» **TASK GOAL**: Your output is the lines from the first one to the one containing "98.8, 43.8, 65.3]", repeated exactly, with images left out.
* START PROVIDED MATERIAL *
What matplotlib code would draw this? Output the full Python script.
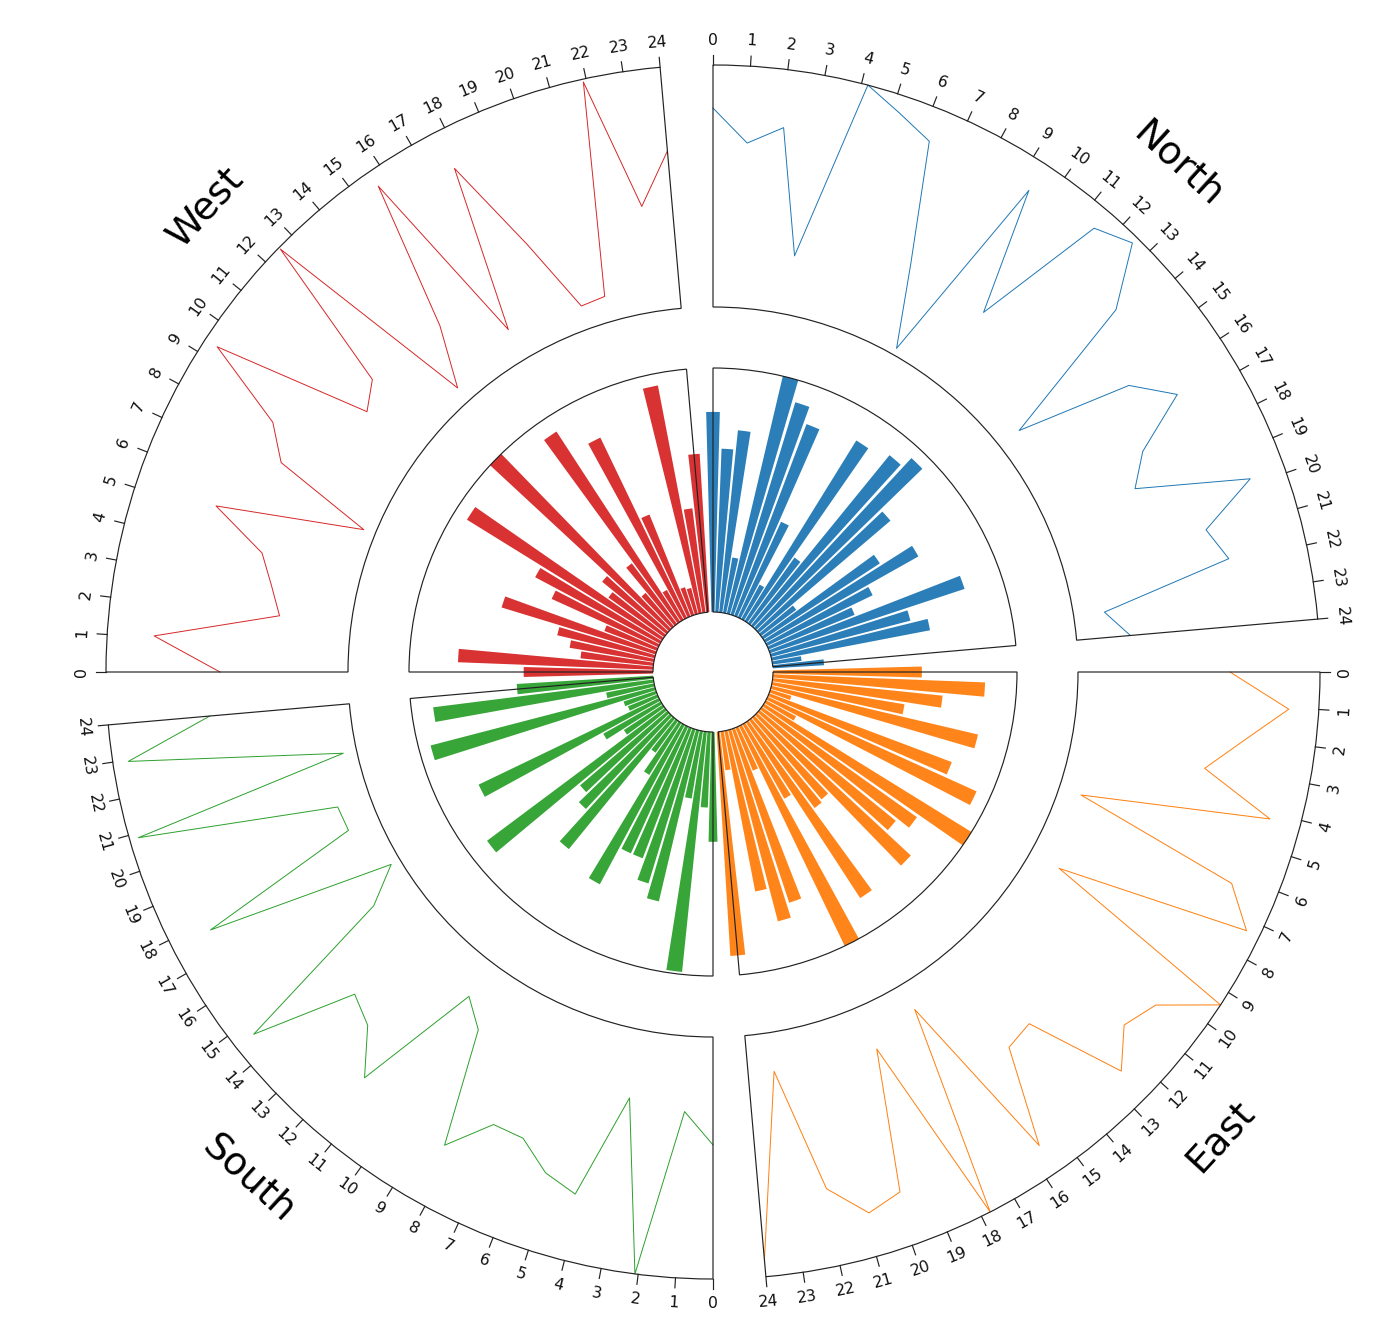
import numpy as np
import matplotlib
matplotlib.use("Agg")
import matplotlib.pyplot as plt

# ---------------- data ----------------
sectors = ["North", "East", "South", "West"]
colors = ["#1f77b4", "#ff7f0e", "#2ca02c", "#d62728"]
tick_labels = [str(i) for i in range(25)]

north_line = [82.2, 68.2, 76.0, 24.4, 100.0, 92.6, 86.0, 36.4, 2.9, 87.2, 35.1, 90.9,
              97.1, 73.1, 10.3, 57.9, 72.7, 48.8, 39.3, 85.1, 61.2, 67.4, 12.8, 22.3]
east_line = [62.8, 87.6, 70.2, 56.2, 87.2, 9.5, 80.6, 94.2, 13.6, 100.0, 78.1, 73.1,
             85.1, 44.6, 46.7, 86.8, 11.6, 100.0, 19.0, 77.5, 81.8, 67.8, 16.1, 93.0]
south_line = [44.6, 31.2, 100.0, 28.5, 72.3, 67.4, 57.2, 57.0, 74.0, 26.0, 16.9, 70.2,
              53.3, 48.3, 90.9, 19.4, 4.1, 82.6, 13.4, 14.0, 96.3, 5.6, 93.6, 57.9]
west_line = [52.9, 80.6, 29.8, 35.1, 41.9, 65.7, 5.0, 47.5, 58.3, 94.2, 28.1, 34.7,
             99.2, 7.0, 31.4, 93.0, 14.0, 83.1, 41.7, 9.9, 10.7, 98.8, 43.8, 65.3]

north_bars = [82, 67, 75, 23, 100, 91, 84, 43, 16, 87, 33, 90,
              95, 71, 18, 57, 72, 48, 38, 84, 59, 66, 12, 21]
east_bars = [61, 87, 70, 55, 87, 9, 80, 94, 14, 100, 78, 72,
             86, 44, 45, 86, 35, 100, 19, 75, 81, 67, 16, 92]
south_bars = [45, 31, 99, 28, 72, 66, 57, 57, 74, 25, 16, 69,
              52, 47, 91, 19, 27, 82, 13, 14, 95, 20, 91, 56]
west_bars = [53, 80, 30, 35, 41, 66, 23, 48, 58, 94, 28, 34,
             100, 18, 31, 93, 14, 82, 45, 12, 11, 95, 43, 65]

line_data = [north_line, east_line, south_line, west_line]
bar_data = [north_bars, east_bars, south_bars, west_bars]

# ---------------- layout ----------------
W, H, DPI = 1400, 1339, 100
cx, cy = 713, 672          # centre of the circle (pixels, from top-left)
R = 700                    # polar axis radius (data units == pixels)

fig = plt.figure(figsize=(W / DPI, H / DPI), dpi=DPI)
fig.patch.set_facecolor("white")
ax = fig.add_axes([(cx - R) / W, (H - cy - R) / H, 2 * R / W, 2 * R / H],
                  projection="polar")
ax.set_theta_zero_location("N")
ax.set_theta_direction(-1)
ax.set_ylim(0, R)
ax.axis("off")

SPAN = 85.0
XMAX = 24.0
sector_start = [0, 90, 180, 270]
x_pts = np.linspace(0, XMAX, len(north_line))

BAR_R0, BAR_R1 = 60, 304
LINE_R0, LINE_R1 = 365, 607
EDGE = "#222222"


def theta(start, x):
    return np.deg2rad(start + np.asarray(x, dtype=float) / XMAX * SPAN)


def rot_for(deg):
    deg = deg % 360
    if 90 <= deg < 270:
        return 180 - deg
    return -deg


for name, col, start, lv, bv in zip(sectors, colors, sector_start, line_data, bar_data):
    # bar track
    ax.bar(theta(start, x_pts), np.asarray(bv) / 100 * (BAR_R1 - BAR_R0),
           width=np.deg2rad(0.85 * SPAN / XMAX), bottom=BAR_R0, color=col,
           alpha=0.95, linewidth=0, zorder=2)
    ax.bar(np.deg2rad(start + SPAN / 2), BAR_R1 - BAR_R0, width=np.deg2rad(SPAN),
           bottom=BAR_R0, fill=False, edgecolor=EDGE, linewidth=0.85, zorder=3)

    # line track
    ax.plot(theta(start, x_pts), LINE_R0 + np.asarray(lv) / 100 * (LINE_R1 - LINE_R0),
            color=col, linewidth=0.7, zorder=2)
    ax.bar(np.deg2rad(start + SPAN / 2), LINE_R1 - LINE_R0, width=np.deg2rad(SPAN),
           bottom=LINE_R0, fill=False, edgecolor=EDGE, linewidth=0.85, zorder=3)

    # ticks + labels
    for i, lab in enumerate(tick_labels):
        th = theta(start, i)
        ax.plot([th, th], [LINE_R1, LINE_R1 + 10], color=EDGE, linewidth=0.85,
                zorder=3, clip_on=False)
        deg = start + i / XMAX * SPAN
        ax.text(th, 632, lab, rotation=rot_for(deg), rotation_mode="anchor",
                ha="center", va="center", fontsize=11.3, color="#111111",
                clip_on=False)

    # sector name
    mid = start + SPAN / 2
    ax.text(np.deg2rad(mid), 688, name, rotation=rot_for(mid), rotation_mode="anchor",
            ha="center", va="center", fontsize=27.5, color="black", clip_on=False)

fig.savefig("out.png", dpi=DPI, facecolor="white")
* END PROVIDED MATERIAL *
» **THE RESPONSE**:
What matplotlib code would draw this? Output the full Python script.
import numpy as np
import matplotlib
matplotlib.use("Agg")
import matplotlib.pyplot as plt

# ---------------- data ----------------
sectors = ["North", "East", "South", "West"]
colors = ["#1f77b4", "#ff7f0e", "#2ca02c", "#d62728"]
tick_labels = [str(i) for i in range(25)]

north_line = [82.2, 68.2, 76.0, 24.4, 100.0, 92.6, 86.0, 36.4, 2.9, 87.2, 35.1, 90.9,
              97.1, 73.1, 10.3, 57.9, 72.7, 48.8, 39.3, 85.1, 61.2, 67.4, 12.8, 22.3]
east_line = [62.8, 87.6, 70.2, 56.2, 87.2, 9.5, 80.6, 94.2, 13.6, 100.0, 78.1, 73.1,
             85.1, 44.6, 46.7, 86.8, 11.6, 100.0, 19.0, 77.5, 81.8, 67.8, 16.1, 93.0]
south_line = [44.6, 31.2, 100.0, 28.5, 72.3, 67.4, 57.2, 57.0, 74.0, 26.0, 16.9, 70.2,
              53.3, 48.3, 90.9, 19.4, 4.1, 82.6, 13.4, 14.0, 96.3, 5.6, 93.6, 57.9]
west_line = [52.9, 80.6, 29.8, 35.1, 41.9, 65.7, 5.0, 47.5, 58.3, 94.2, 28.1, 34.7,
             99.2, 7.0, 31.4, 93.0, 14.0, 83.1, 41.7, 9.9, 10.7, 98.8, 43.8, 65.3]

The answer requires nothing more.